「ふるさとづくり'01」掲載
<集団の部>ふるさとづくり賞 振興奨励賞

学校を核としたふるさとづくり
栃木県鹿沼市 石川小学校区学社融合推進会議
 石川小学校区は、農村・工場・住宅地が混在する地域である。これまで地域を支えてきた婦人会や老人クラブも解散するなど、様々な地域づくりの組織も力が衰え活力を失いつつあった。
 平成8年から、石川小学校では、学校と地域が融合して教育活動を展開する、学社融合の実践を行ってきた。
 これが契機となって、地域に新たなボランティア活動が誕生し、地域活動に参画することの少なかった保護者の活動が活性化した。
 保護者が参画する活動の場の中心は、学校であるが、高齢者の声を生かしたイベントの復活、外国人を迎えての国際交流、ミニコンサートの開催などである。


学社融合・ミニコンサートや国際交流

 一方、今、「開かれた学校づくり」や、さらに「総合的学習時間」の完全実施は、学校にとっても、地域との結びつきは不可欠であり、学校の授業を、学校と地域の協働の場とした「学社融合」は、これまでのふるさとづくりとは、視点を変えた「学校を核としたふるさとづくり」として確実に振興している。
 学社融合とは、学校活動でもあり、地域活動でもある活動をつくりだし、重ね合わせ実施し、双方にメリットをもたらそうという考えである。
 この活動は、学校教育の支援活動のように見えるが、学社連携と違い、学校支援活動が活性化すれば、地域にもたらす成果も大であるという特色がある。
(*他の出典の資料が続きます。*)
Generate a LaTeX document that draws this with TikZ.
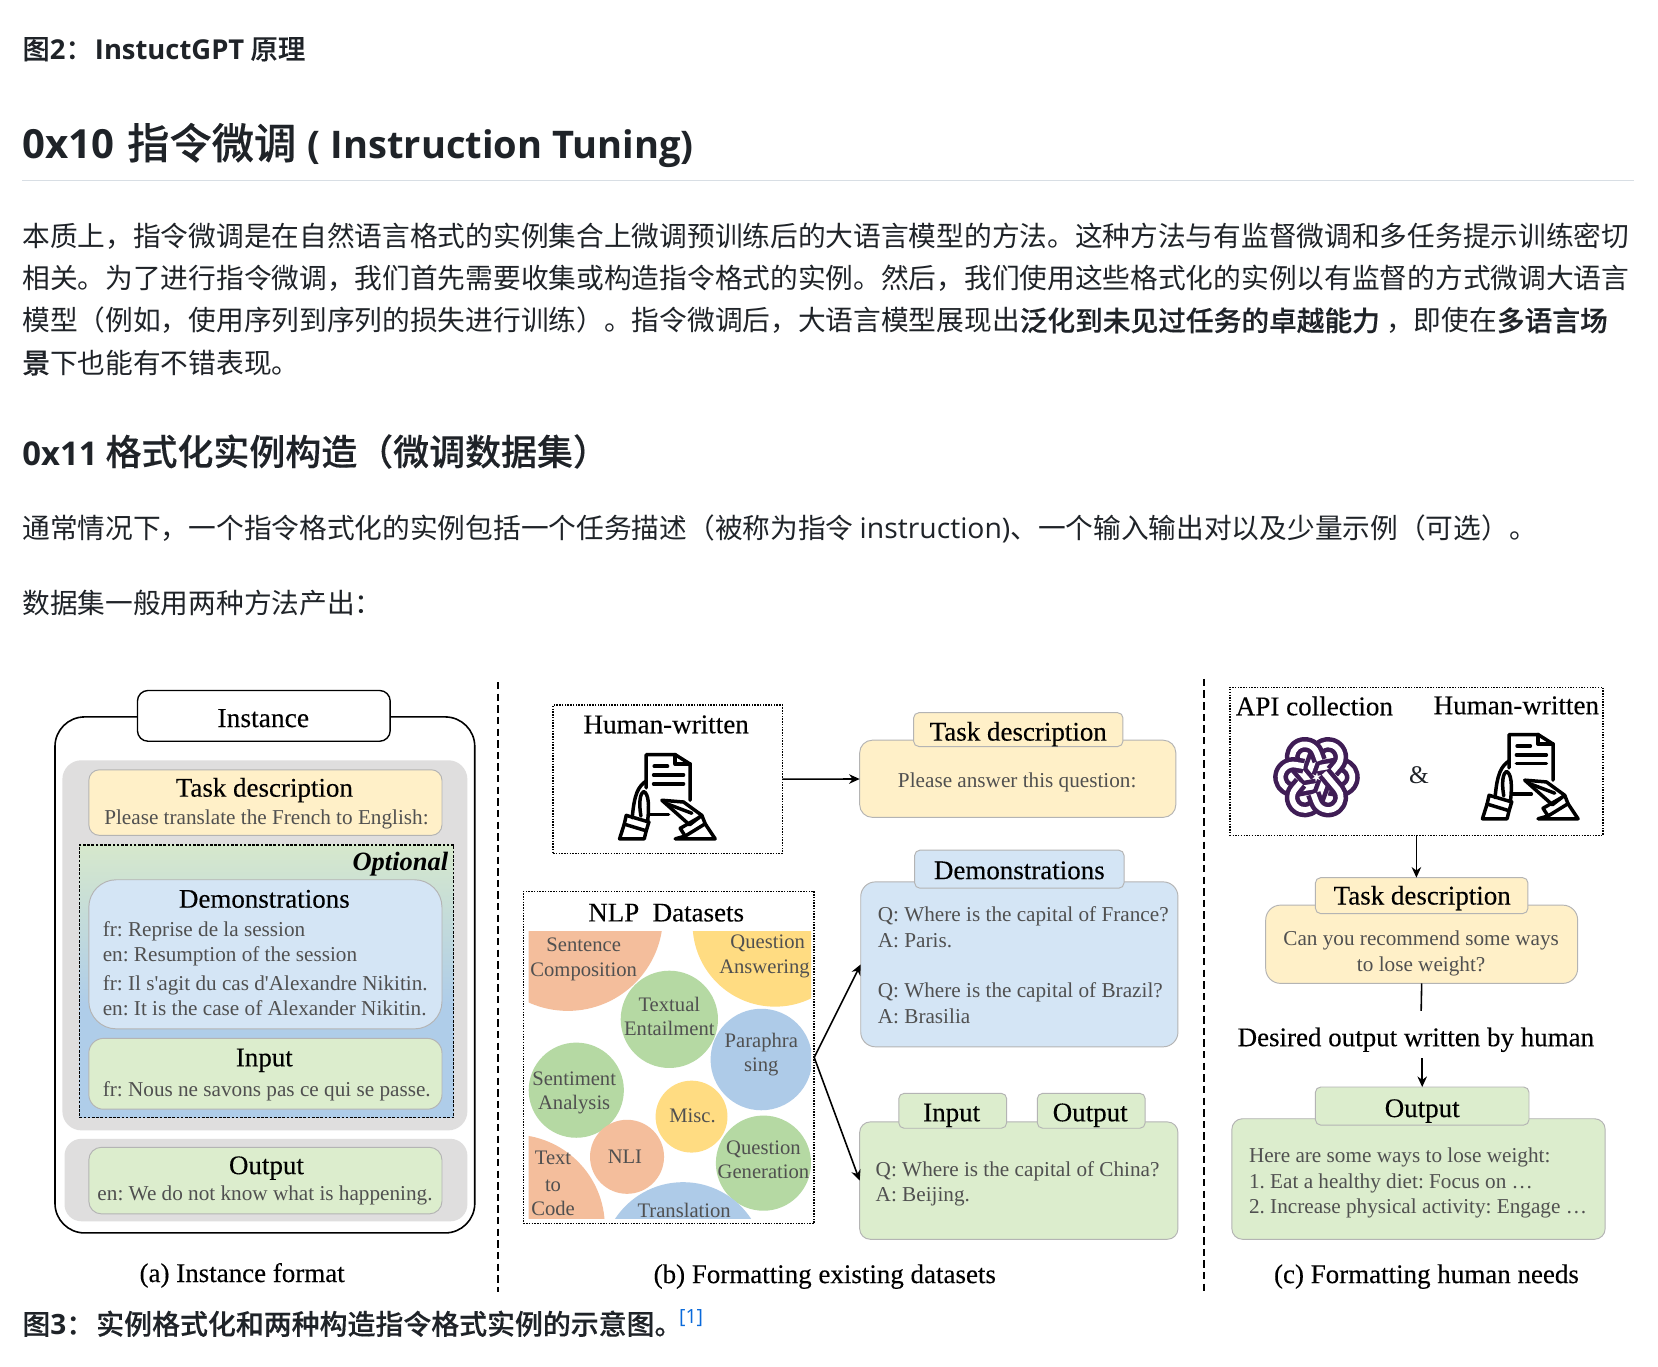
\documentclass[tikz,border=0pt]{standalone}
\usepackage{fontspec}
\usetikzlibrary{arrows.meta}
\setmainfont{Liberation Serif}
\newfontfamily\plainserif{Liberation Serif}
\newfontfamily\headfont{Liberation Serif}[FakeBold=0.25]
\newfontfamily\cjk{Noto Sans CJK SC}[BoldFont={Noto Sans CJK SC Medium},BoldFeatures={FakeBold=0.25}]
\newfontfamily\lat{Open Sans}
\newcommand{\zc}{\char"FF0C\relax}
\newcommand{\zp}{\char"FF1A\relax}
\newcommand{\zl}{\char"FF08\relax}
\newcommand{\zr}{\char"FF09\relax}
\definecolor{ink}{HTML}{1F2328}
\definecolor{gtxt}{HTML}{505050}
\definecolor{rulec}{HTML}{D8DEE4}
\definecolor{panelgray}{HTML}{DFDEDE}
\definecolor{edgegray}{HTML}{B4B4B4}
\definecolor{ylw}{HTML}{FFF0C8}
\definecolor{blu}{HTML}{D4E5F5}
\definecolor{grn}{HTML}{DCEDCD}
\definecolor{optblue}{HTML}{AFCDE9}
\definecolor{optgreen}{HTML}{D6E8CC}
\definecolor{csalmon}{HTML}{F4BE9C}
\definecolor{cyellow}{HTML}{FFDC82}
\definecolor{cgreen}{HTML}{B5D9A3}
\definecolor{cblue}{HTML}{AECBE8}
\definecolor{logoc}{HTML}{3F1D55}
\definecolor{linkc}{HTML}{0969DA}
\pgfdeclareverticalshading{optshade}{100bp}{color(0bp)=(optblue); color(25bp)=(optblue); color(46bp)=(optblue); color(75bp)=(optgreen); color(100bp)=(optgreen)}
\tikzset{
  x=1pt,y=-1pt,
  fs/.style={font=\frenchspacing\fontsize{#1}{#1}\selectfont,anchor=base,inner sep=0pt,yshift={-#1*0.33pt}},
  heavy/.style={font=\headfont\frenchspacing\fontsize{#1}{#1}\selectfont,anchor=base,inner sep=0pt,yshift={-#1*0.33pt},text=black},
  zh/.style={font=\cjk\fontsize{#1}{#1}\selectfont,text=ink,anchor=base west,inner sep=0pt,yshift={-#1*0.38pt}},
  zhb/.style={font=\cjk\bfseries\fontsize{#1}{#1}\selectfont,text=ink,anchor=base west,inner sep=0pt,yshift={-#1*0.38pt}},
  bx/.style={inner sep=0pt,outer sep=0pt},
  box/.style={bx,draw=edgegray,line width=.9pt,rounded corners=#1},
  box/.default=10pt,
  dotbox/.style={bx,draw=black,line width=1.5pt,dash pattern=on 1.4pt off 1.2pt},
  headt/.style={heavy=25.5},
  txtline/.style={fs=20.05,text=gtxt,anchor=base west},
  captxt/.style={heavy=25.5},
  clab/.style={fs=19.5,text=gtxt},
  arr/.style={draw=black,line width=1.5pt,-{Stealth[length=10pt,width=9pt]}},
  vsep/.style={draw=black,line width=1.8pt,dash pattern=on 7pt off 4pt},
  hwicon/.pic={
    \begin{scope}[xscale=.315,yscale=.332,line width=3.3pt,line join=round,line cap=round,draw=black,shift={(-325,-200)}]
      \draw (408,300) -- (408,205) -- (495,205) -- (540,232) -- (540,335);
      \draw (495,205) -- (495,232) -- (540,232);
      \draw (432,238) -- (472,238) (430,263) -- (520,263) (430,288) -- (520,288);
      \draw (420,375) -- (475,375);
      \draw (408,280) .. controls (385,295) and (372,315) .. (366,385);
      \draw (392,380) .. controls (385,340) and (390,315) .. (400,310) .. controls (415,315) and (418,350) .. (412,395);
      \draw (348,378) -- (416,397) -- (408,422) -- (342,403) -- cycle;
      \draw (342,403) -- (328,445) -- (402,445) -- (408,422);
      \draw (455,335) -- (520,340) -- (575,378) -- (538,405) -- cycle;
      \draw (470,345) -- (545,372);
      \draw (575,378) -- (585,402) -- (525,437) -- (510,415) -- (565,385);
      \draw (495,445) -- (525,437) (585,402) -- (615,445) -- (495,445);
    \end{scope}
  },
  logostrand/.pic={
    \draw[draw=logoc,line width=14pt,line cap=butt,line join=round]
      (0,-8.3) -- (19.92,-11.82) arc[start angle=-100,end angle=100,radius=12] -- (12.04,10.43);
    \draw[draw=white,line width=5.4pt,line cap=butt,line join=round]
      (0,-8.3) -- (19.92,-11.82) arc[start angle=-100,end angle=100,radius=12] -- (12.04,10.43);
  }
}
% name, style, x1, y1, x2, y2
\newcommand{\pbox}[6]{\node[#2,minimum width={(#5-#3)*1pt},minimum height={(#6-#4)*1pt}] (#1) at ({(#3+#5)/2},{(#4+#6)/2}) {};}
\begin{document}
\begin{tikzpicture}
\useasboundingbox (0,0) rectangle (1568,1292);
\fill[white] (0,0) rectangle (1568,1292);
%%% page text
\node[zhb=25.9] (t1) at (21,46) {图{\lat 2}\zp\hspace{2pt}{\lat InstuctGPT} 原理};
\node[zhb=40] (h1) at (21,135) {{\lat\fontsize{38}{38}\selectfont 0x10}\hspace{3pt} 指令微调\hspace{2pt} {\lat\fontsize{36}{36}\selectfont ( Instruction Tuning)}};
\coordinate (ruleL) at (21,171);
\coordinate (ruleR) at (1545,171);
\draw[rulec,line width=1.2pt] (ruleL) -- (ruleR);
\node[zh=26.2] (p1) at (21,223) {本质上\zc 指令微调是在自然语言格式的实例集合上微调预训练后的大语言模型的方法。这种方法与有监督微调和多任务提示训练密切};
\node[zh=26.2] (p2) at (21,263) {相关。为了进行指令微调\zc 我们首先需要收集或构造指令格式的实例。然后\zc 我们使用这些格式化的实例以有监督的方式微调大语言};
\node[zh=26.2] (p3) at (21,303) {模型\zl 例如\zc 使用序列到序列的损失进行训练\zr 。指令微调后\zc 大语言模型展现出{\bfseries 泛化到未见过任务的卓越能力} \zc 即使在{\bfseries 多语言场}};
\node[zh=26.2] (p4) at (21,343) {{\bfseries 景}下也能有不错表现。};
\node[zhb=34] (h2) at (21,427) {{\lat\fontsize{31}{31}\selectfont 0x11} 格式化实例构造\zl 微调数据集\zr};
\node[zh=26.2] (p5) at (21,499) {通常情况下\zc 一个指令格式化的实例包括一个任务描述\zl 被称为指令 {\lat\fontsize{26.8}{26.8}\selectfont instruction)}、一个输入输出对以及少量示例\zl 可选\zr 。};
\node[zh=26.2] (p6) at (21,570) {数据集一般用两种方法产出\zp};
\node[zhb=26.4] (t3) at (21,1252) {图{\lat 3}\zp\hspace{2pt}实例格式化和两种构造指令格式实例的示意图。};
\node[font=\lat\fontsize{18.5}{18.5}\selectfont,text=linkc,anchor=base west,inner sep=0pt] (ref) at (642,1252) {[1]};
%%% separators
\coordinate (s1a) at (471,645); \coordinate (s1b) at (471,1222);
\coordinate (s2a) at (1139,642); \coordinate (s2b) at (1139,1222);
\draw[vsep] (s1a) -- (s1b);
\draw[vsep] (s2a) -- (s2b);
%%% panel a
\pbox{outer}{bx,draw=black,line width=1.5pt,rounded corners=28pt,fill=white}{52}{678}{449}{1166}
\pbox{inst}{bx,draw=black,line width=1.3pt,rounded corners=10pt,fill=white}{130}{653}{369}{701}
\node[heavy=26] (instt) at (249,679) {Instance};
\pbox{g1}{bx,fill=panelgray,rounded corners=18pt}{59}{719}{442}{1069}
\pbox{g2}{bx,fill=panelgray,rounded corners=16pt}{61}{1077}{442}{1155}
\pbox{ta}{box,fill=ylw}{84}{728}{418}{790}
\node[headt] (tat) at (250,745) {Task description};
\node[fs=20.05,text=gtxt] (tal) at (252,773) {Please translate the French to English:};
\pbox{opt}{bx,shading=optshade}{75}{799}{429}{1057}
\pbox{optb}{bx,draw=black,line width=1.2pt,dash pattern=on 2.5pt off 1.5pt}{75}{799}{429}{1057}
\node[fs=25,font=\bfseries\itshape\fontsize{25}{25}\selectfont,anchor=base east] (optt) at (424,815) {Optional};
\pbox{da}{box=26pt,fill=blu}{84}{832}{418}{973}
\node[headt] (dat) at (250,850) {Demonstrations};
\node[txtline] (da1) at (97,879) {fr: Reprise de la session};
\node[txtline] (da2) at (97,903) {en: Resumption of the session};
\node[txtline] (da3) at (97,930) {fr: Il s{\plainserif '}agit du cas d{\plainserif '}Alexandre Nikitin.};
\node[txtline] (da4) at (97,954) {en: It is the case of Alexander Nikitin.};
\pbox{ia}{box=14pt,fill=grn}{84}{982}{418}{1049}
\node[headt] (iat) at (250,1000) {Input};
\node[txtline] (ial) at (97,1030) {fr: Nous ne savons pas ce qui se passe.};
\pbox{oa}{box=12pt,fill=grn}{84}{1085}{418}{1148}
\node[headt] (oat) at (252,1102) {Output};
\node[txtline] (oal) at (92,1129) {en: We do not know what is happening.};
\node[captxt] (capa) at (229,1204) {(a) Instance format};
%%% panel b: human-written
\pbox{hw}{dotbox,fill=white}{523}{667}{740}{807}
\node[heavy=25.6] (hwt) at (630,685) {Human-written};
\pic (hwi) at (585,712) {hwicon};
\pbox{tbm}{box=12pt,fill=ylw}{813}{700}{1112}{773}
\pbox{tbt}{box=5pt,fill=ylw}{864}{674}{1062}{706}
\node[headt] (tbtt) at (963,692) {Task description};
\node[fs=20.05,text=gtxt] (tbl) at (962,738) {Please answer this question:};
\draw[arr] (hw) -- (tbm);
\pbox{dbm}{box=14pt,fill=blu}{814}{834}{1114}{990}
\pbox{dbt}{box=5pt,fill=blu}{865}{804}{1063}{840}
\node[headt] (dbtt) at (964,823) {Demonstrations};
\node[txtline] (db1) at (830,865) {Q: Where is the capital of France?};
\node[txtline] (db2) at (830,889) {A: Paris.};
\node[txtline] (db3) at (830,937) {Q: Where is the capital of Brazil?};
\node[txtline] (db4) at (830,961) {A: Brasilia};
\pbox{ibm}{box=10pt,fill=grn}{813}{1061}{1114}{1172}
\pbox{ibt}{box=5pt,fill=grn}{850}{1034}{952}{1067}
\pbox{obt}{box=5pt,fill=grn}{981}{1034}{1083}{1067}
\node[headt] (ibtt) at (900,1052) {Input};
\node[headt] (obtt) at (1031,1052) {Output};
\node[txtline] (ib1) at (828,1106) {Q: Where is the capital of China?};
\node[txtline] (ib2) at (828,1130) {A: Beijing.};
%%% panel b: NLP datasets
\pbox{nlp}{dotbox,fill=white}{495}{843}{770}{1157}
\node[heavy=25.5] (nlpt) at (630,863) {NLP\ \ Datasets};
\begin{scope}
  \clip (500,881) rectangle (767,1152);
  \fill[csalmon] (537,866) circle[radius=90];
  \fill[cyellow] (733,874) circle[radius=78];
  \fill[cgreen] (633,964) circle[radius=46];
  \fill[cblue] (720,1002) circle[radius=48];
  \fill[cgreen] (545,1031) circle[radius=45];
  \fill[cyellow] (654,1056) circle[radius=34];
  \fill[csalmon] (593,1094) circle[radius=35];
  \fill[cgreen] (722,1100) circle[radius=45];
  \fill[csalmon] (485,1160) circle[radius=87];
  \fill[cblue] (646,1195) circle[radius=77];
\end{scope}
\node[clab] (l1) at (552,893) {Sentence};
\node[clab] (l2) at (552,917) {Composition};
\node[clab] (l3) at (726,891) {Question};
\node[clab] (l4) at (723,914) {Answering};
\node[clab] (l5) at (633,950) {Textual};
\node[clab] (l6) at (633,973) {Entailment};
\node[clab] (l7) at (720,984) {Paraphra};
\node[clab] (l8) at (720,1007) {sing};
\node[clab] (l9) at (543,1020) {Sentiment};
\node[clab] (l10) at (543,1043) {Analysis};
\node[clab] (l11) at (655,1055) {Misc.};
\node[clab] (l12) at (591,1094) {NLI};
\node[clab] (l13) at (523,1095) {Text};
\node[clab] (l14) at (523,1120) {to};
\node[clab] (l15) at (523,1143) {Code};
\node[clab] (l16) at (722,1085) {Question};
\node[clab] (l17) at (722,1108) {Generation};
\node[clab] (l18) at (647,1145) {Translation};
\draw[arr] (nlp.east) -- (dbm.west);
\draw[arr] (nlp.east) -- (ibm.west);
\node[captxt] (capb) at (780,1205) {(b) Formatting existing datasets};
%%% panel c
\pbox{api}{dotbox,fill=white}{1163}{650}{1516}{790}
\node[heavy=25.6] (apit) at (1243,668) {API collection};
\node[heavy=25.6] (hwct) at (1434,667) {Human-written};
\foreach \a in {0,60,...,300}{
  \pic[rotate=\a] at (1245,735) {logostrand};
}
\node[fs=24,text=ink] (amp) at (1342,733) {\&};
\pic (hwci) at (1401,693) {hwicon};
\pbox{tcm}{box=14pt,fill=ylw}{1197}{856}{1492}{930}
\pbox{tct}{box=5pt,fill=ylw}{1244}{830}{1445}{864}
\node[headt] (tctt) at (1345,847) {Task description};
\node[fs=20.05,text=gtxt] (tc1) at (1344,888) {Can you recommend some ways};
\node[fs=20.05,text=gtxt] (tc2) at (1344,912) {to lose weight?};
\draw[arr] (api.south) -- (api.south |- tct.north);
\node[captxt] (des) at (1339,981) {Desired output written by human};
\coordinate (desUp) at (1344,956);
\coordinate (desDn) at (1345,1001);
\draw[draw=black,line width=1.5pt] (tcm.south) -- (desUp);
\pbox{ocm}{box=10pt,fill=grn}{1165}{1058}{1518}{1172}
\pbox{oct}{box=5pt,fill=grn}{1244}{1028}{1446}{1064}
\node[headt] (octt) at (1345,1048) {Output};
\node[txtline] (oc1) at (1181,1093) {Here are some ways to lose weight:};
\node[txtline] (oc2) at (1181,1117) {1. Eat a healthy diet: Focus on …};
\node[txtline] (oc3) at (1181,1141) {2. Increase physical activity: Engage …};
\draw[arr] (desDn) -- (desDn |- oct.north);
\node[captxt] (capc) at (1349,1205) {(c) Formatting human needs};
\end{tikzpicture}
\end{document}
特に、地域社会で現代的課題とされる、高齢化、国際化、情報化、環境保全は、大人にとっても未知な課題であり、解決には学習が必要である。
 したがって、これらの課題を学社融合で扱い、学校(子どもの学習)支援を通じ、大人が学びを深め、地域社会の課題解決を促進することになり、これからの地域社会をつくる有効な手立てなのである。
 例えば、音楽担当教師と地域の音楽愛好家でつくる音楽支援委員会は、今年7月、51回目のミニコンサートを同校体育館で開催した。観衆は、同校児童とその保護者や地域住民である。わずか15分間の生演奏であるが児童は音楽の感性を高めるとともに、地域の音楽愛好家の活動を活性化してきた。
 このコンサートで演奏を披露する愛好家の登録数は30人を超え、登録者の演奏をすべて消化出来るのは2年先になる。コンサートで演奏した愛好家がバンドを組んで、喫茶店などで演奏するなど、地域に新たな音楽活動を作り出している。
 つぎに、国際理解担当教師と国際交流を進める地域の人々で構成する、国際理解教育推進委員会の活動である。近年、国際化が進んでいるとはいえ、同校区に居住外国人はおらず、これまで学校を訪れる外国人は、年間2人程度であった。現在は年間30人を超え、地域も盆踊りに招待するなど積極的な対応が見られる。学校の国際理解教育の授業づくりを目的に発足した同委員会が、今では、地域の国際化の有力な担い手となっている。


高齢者の声を生かしたイベントの復活

 高齢者福祉教育担当教師と老人クラブ代表者、それに児童代表で構成する、高齢者福祉教育推進委員会がある。同校は、かって高齢者を招いたふれあい集会を、教職員の企画で開催していた。参加の高齢者に積極性がないことから、同委員会を発足、当事者の声を聞き企画立案することにした。
 ある高齢者から「今の運動会のダンスは速くて踊れない」との発言があった。
 この一言に、同推進員は、音楽支援委員や家庭教育学級生とかかわり、高齢者でも踊れるダンス、40年前運動会の全校ダンスで踊っていた「赤い花咲いた白い花咲いた」を復活することにしたのである。
 その復活には、音楽支援委員が、高齢者に歌ってもらい譜面をおこし、家庭教育学級生が歌い録音し、学校の協力で昼休み校内に流し、子どもたちが歌の意味を理解するように持っていった。それ以来、同校の運動会では大勢の高齢者と子ども、保護者たちが校庭いっぱいに、フォークダンス赤い花白い花を咲かせ続けている。
 つぎに、同校の家庭教育学級が伝統的に行っている、地域を語り継ぐ活動がある。
 これは、3年生の社会科授業でふるさとの遺跡や史跡見学を行う場所で、家庭教育学級生が解説役を努める活動である。応募の学級生は石川地区以外から嫁いだ母親も多く、事前学習や自主的な調査で、地域の歴史や文化の理解を深め、高齢者との対話で連帯意識を高めるなどの効果を上げている。学級生の活動は「石川の歴史と文化」の小冊子にまとめ児童の教材に活用されている。
 この学社融合の手法は、学校の授業づくりを通し地域づくりが同時に振興できることから、今、鹿沼市から全国へ普及しつつある。